Misconceptions About the 2008 Season

A lot of people look back and say Rodgers "struggled" in his first year. That’s just objectively false.

He threw for 4,038 yards, 28 touchdowns, and only 13 interceptions. Compare those numbers to Favre’s 2008 season with the Jets: 22 touchdowns and a league-leading 22 interceptions. Rodgers was better. The team was worse, but the quarterback was an upgrade in terms of efficiency and ball security.

Another misconception is that the offensive line was elite. It wasn't. Rodgers was sacked 34 times, and he was under constant pressure. He held onto the ball too long—a habit he’d keep for years—but he also didn't have the protection Favre had enjoyed in 2007.

Actionable Takeaways for Football Historians

When studying the 2008 Packers, there are a few key lessons for anyone interested in team building or NFL history.

1. Point Differential Matters More Than Wins
The 2008 Packers finished with a positive point differential (+20) despite having a 6-10 record. This is a classic indicator of an "unlucky" team that is actually much better than its record. If you see a team today with a losing record but a positive point differential, they are a prime candidate for a massive jump the following year.

2. Scheme Changes Can Save a Window
Had Mike McCarthy stayed loyal to Bob Sanders and the 4-3 defense, the Packers' championship window with Rodgers might have closed before it opened. Recognizing that the 2008 failure was a coaching/system failure—not a talent failure—allowed them to pivot to the 3-4 defense that defined their 2010 championship run.
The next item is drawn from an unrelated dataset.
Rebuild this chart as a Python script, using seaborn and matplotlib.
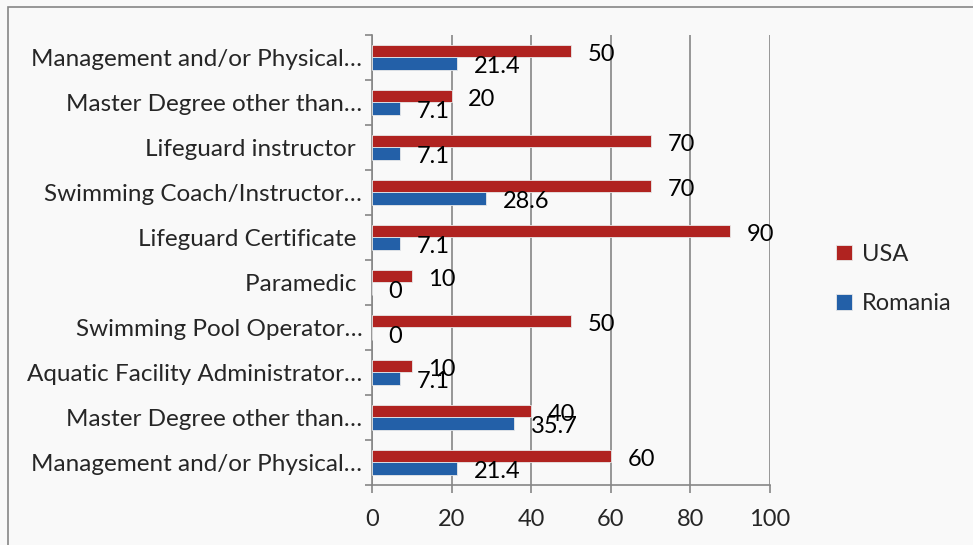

3. The "Sit and Wait" QB Model Works
Rodgers' success in 2008, despite the team's record, proved that letting a talented quarterback sit for three years wasn't "wasting" him. It gave him the mechanical consistency and mental toughness to handle one of the most pressured transitions in sports history.

The 2008 Green Bay Packers season was a necessary growing pain. It was the year the training wheels came off, and even though the bike crashed a few times, it was clear that the kid riding it was going to be one of the best to ever do it. Without the frustrations of 2008, you don't get the urgency of 2009 or the triumph of 2010. It was the most important 6-10 season in NFL history.